Sunday, October 24, 2010

"We're just talking": The etymology of Post-modern romance

Define Hamlet’s relationship with Ophelia, my literature paper ordered. “Um…” I said turning to my friend, “how about, person he is not friends with, not dating, not hooking up with, but thinking about it?”

“So in other words, they’re ‘talking’,” she says as she raises two fingers to make little quotes in the air. Describing Shakespeare’s characters born centuries before our generation makes us realize that defining relationships have not gotten any less complicated. (Although occasionally it sounds like a valid solution, I hope none of us are planning on pulling an Ophelia and jumping off trees any time soon.)

Since Shakespeare’s cursed whatever-they-are’s do not reveal their ages, it makes you wonder when all this nonsense starts. Its easy to trace the confusion back to some disaster from our early teens, but at what age does the definition of “talking” become something other than talking?

I’ve heard the term used to describe everything from texting someone you may like to screwing around with someone you aren’t exactly committed to-quite the opposite of just talking. How did a phrase that simple become so ridiculously complicated?

The phrase “hooking-up” on the other hand does have a history. It originated in a book from the seventies about an open marriage and never received a strict definition. Seventeen magazine usually defines it as kissing, the more sophisticated use the term to describe a one-night stand, and others use it to characterize anything in-between.

Figuring out whether to call a situation a hook-up, “friends with benefits”, or dating is not an easy task, leaving many of us to wonder if we can call what’s-his-face a boyfriend.

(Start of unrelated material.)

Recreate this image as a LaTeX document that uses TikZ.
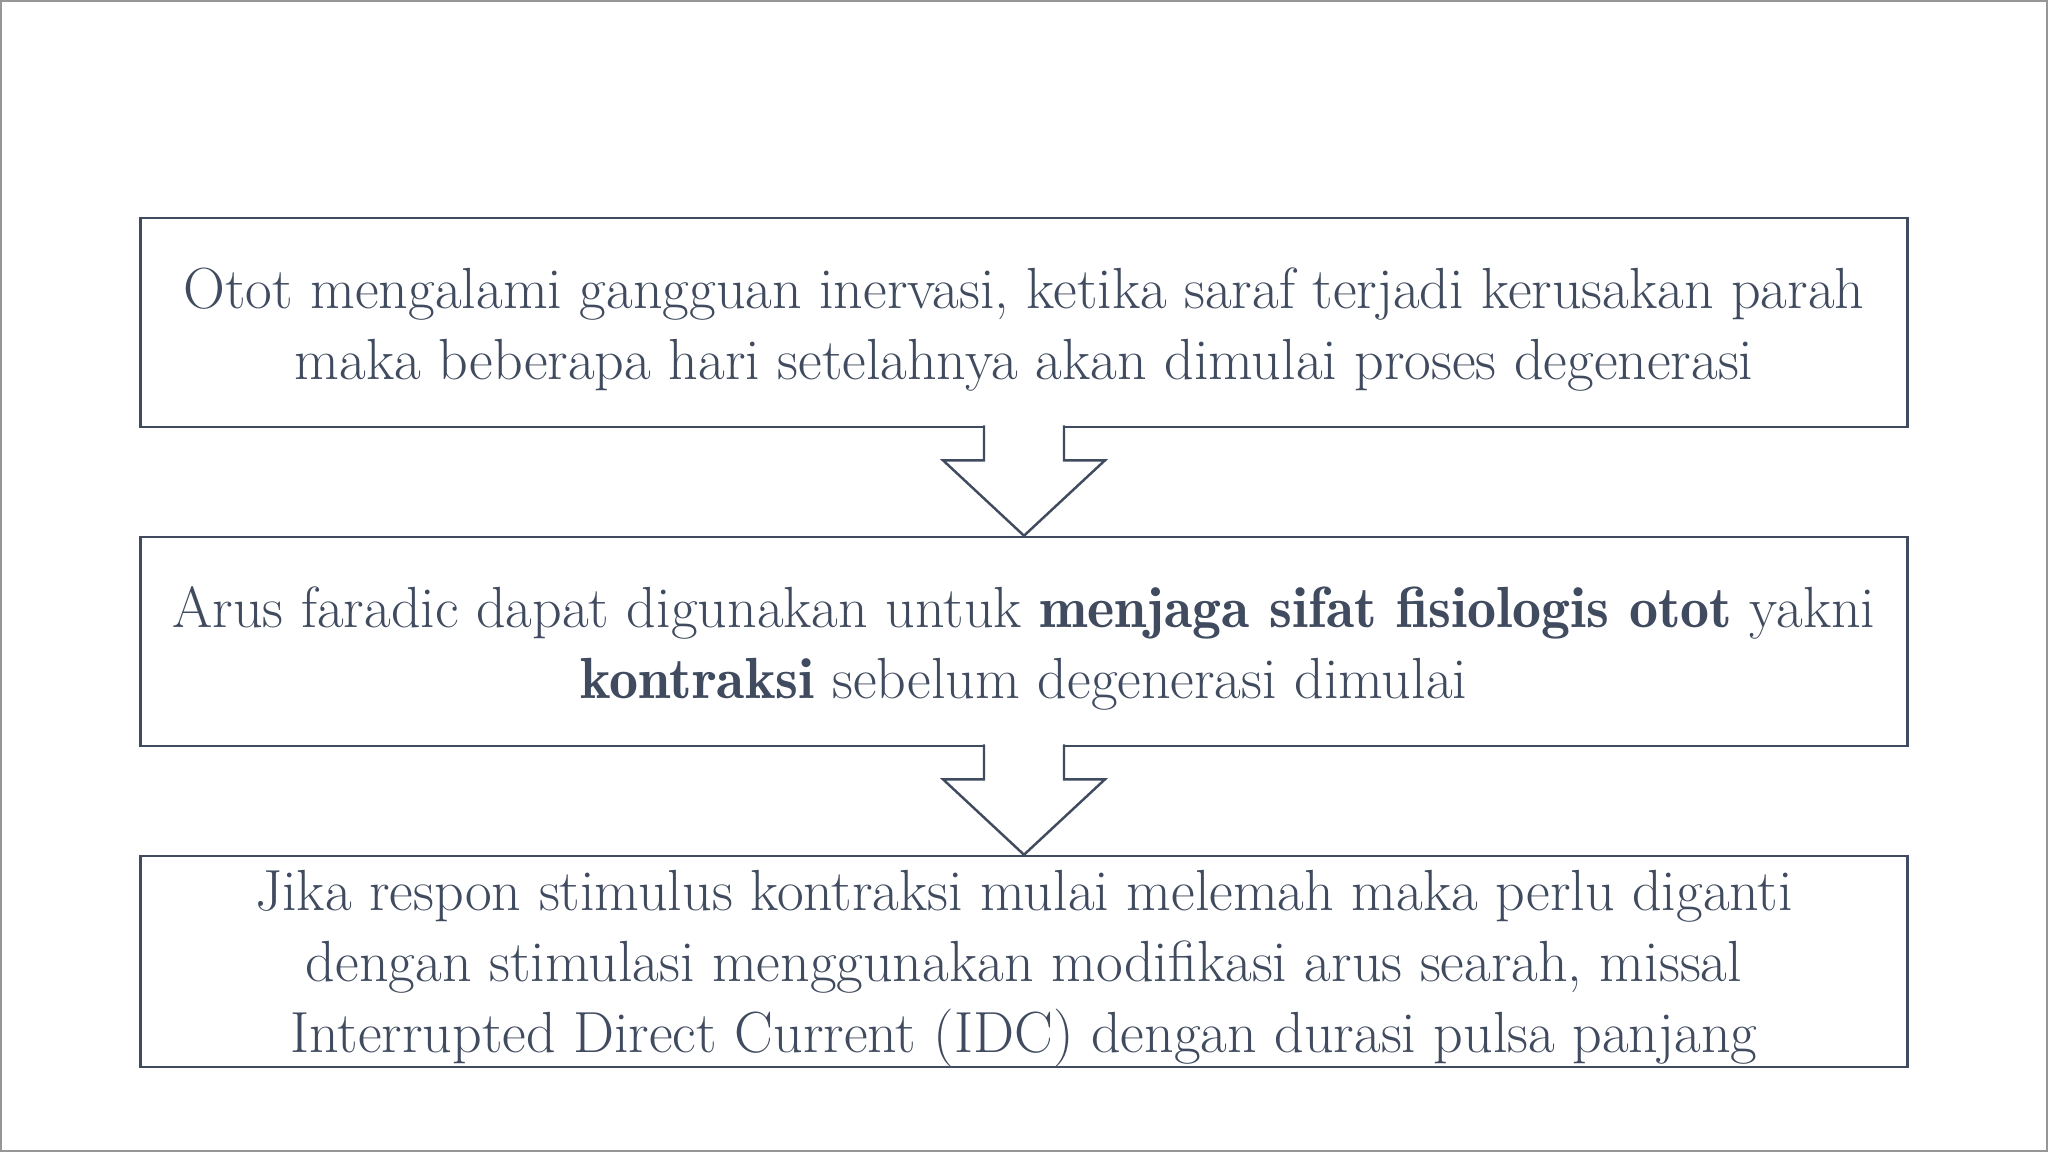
\documentclass[tikz,border=0pt]{standalone}
\usepackage{tikz}
\usetikzlibrary{positioning, calc}
\definecolor{inkcolor}{RGB}{64, 75, 95}
\definecolor{framecolor}{RGB}{150, 150, 150}
\newcommand{\keyterm}[1]{{\fontseries{b}\selectfont #1}}
\newcommand{\toprule}{\rule{0pt}{15.5pt}}

\begin{document}
\begin{tikzpicture}[x=0.01cm, y=-0.01cm,
    stage/.style={draw=inkcolor, line width=0.7pt, minimum width=17.66cm, minimum height=2.09cm, align=center, text=inkcolor, font=\fontsize{16.5}{20.2}\selectfont, inner sep=0pt},
    downarrow/.style={draw=inkcolor, line width=0.7pt, fill=white, line join=miter}
]
\useasboundingbox (0, 0) rectangle (2048, 1152);
\draw[framecolor, line width=0.5pt] (0.9, 0.9) rectangle (2047.1, 1151.1);

% Stages
\node[stage] (denervation) at (1024, 322.5) {\toprule Otot mengalami gangguan inervasi, ketika saraf terjadi kerusakan parah\\maka beberapa hari setelahnya akan dimulai proses degenerasi};
\node[stage] (faradic) at (1024, 641.5) {\toprule Arus faradic dapat digunakan untuk \keyterm{menjaga sifat fisiologis otot} yakni\\\keyterm{kontraksi} sebelum degenerasi dimulai};
\node[stage] (idc) at (1024, 961.5) {\toprule Jika respon stimulus kontraksi mulai melemah maka perlu diganti\\dengan stimulasi menggunakan modifikasi arus searah, missal\\Interrupted Direct Current (IDC) dengan durasi pulsa panjang};

% Arrows
\draw[downarrow] ($(denervation.south)+(-40,-3)$) -- ++(0,35) -- ++(-41,0) -- (faradic.north) -- ($(denervation.south)+(81,32)$) -- ++(-41,0) -- ++(0,-35);
\draw[downarrow] ($(faradic.south)+(-40,-3)$) -- ++(0,35) -- ++(-41,0) -- (idc.north) -- ($(faradic.south)+(81,32)$) -- ++(-41,0) -- ++(0,-35);

\end{tikzpicture}
\end{document}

“Hook-ups” are not even the beginning of the term-confusion that those of us born in the 80s and very early 90s are experiencing (God save the love lives of those born later). Boundaries or lack thereof are a whole other story. High school students aren’t even sure if they have boundaries and college students have trouble determining whether relationships involved coercion or not.

Those who are a little less thrilled with this whole “casual” thing have a myriad of reasons why they aren’t getting involved, ranging from “so not dealing with him right now” to “totally hung-up on this other loser.”

Then, there are all these transitional stages on the journey from friendship to that whole marriage deal (whatever you would like to define that as):

“Talking,” friends with benefits, hooking-up, broken-up but still seeing each other, broken up but still fooling around, on and off, may-be-on-and-off- but-I-don’t-know-because-we’re-on the-“off,” simply “seeing each other”, together, living together, engaged to be engaged, and the ever popular “I don’t even know” complete with exasperated sigh and hands thrown up, and all of these subjectively undefined terms make those who “don’t know “ greatly envy those who are simply “dating.”

Wouldn’t it have been easier in the Jane Austen days? You just had “courting,” “betrothed,” “married,” or simply nothing at all. And wouldn’t rules be nice? What happened to rules?

Don’t you just love the feeling of never knowing what is going on? It starts to make you wonder why any of us even attempt this whole love business in the first place. But then you’re back to square one with the “this being alone thing sucks” and the “hey’s” and the dancing and the “whatever we are doing” thing and you realize that maybe its kind of inevitable and for a good reason.

We simply weren’t designed to be alone and while the whole process is just a little overwhelming, it’s what gets us to whatever it is we define as “happy.” We just need to find someone who’s been reading the same dictionary.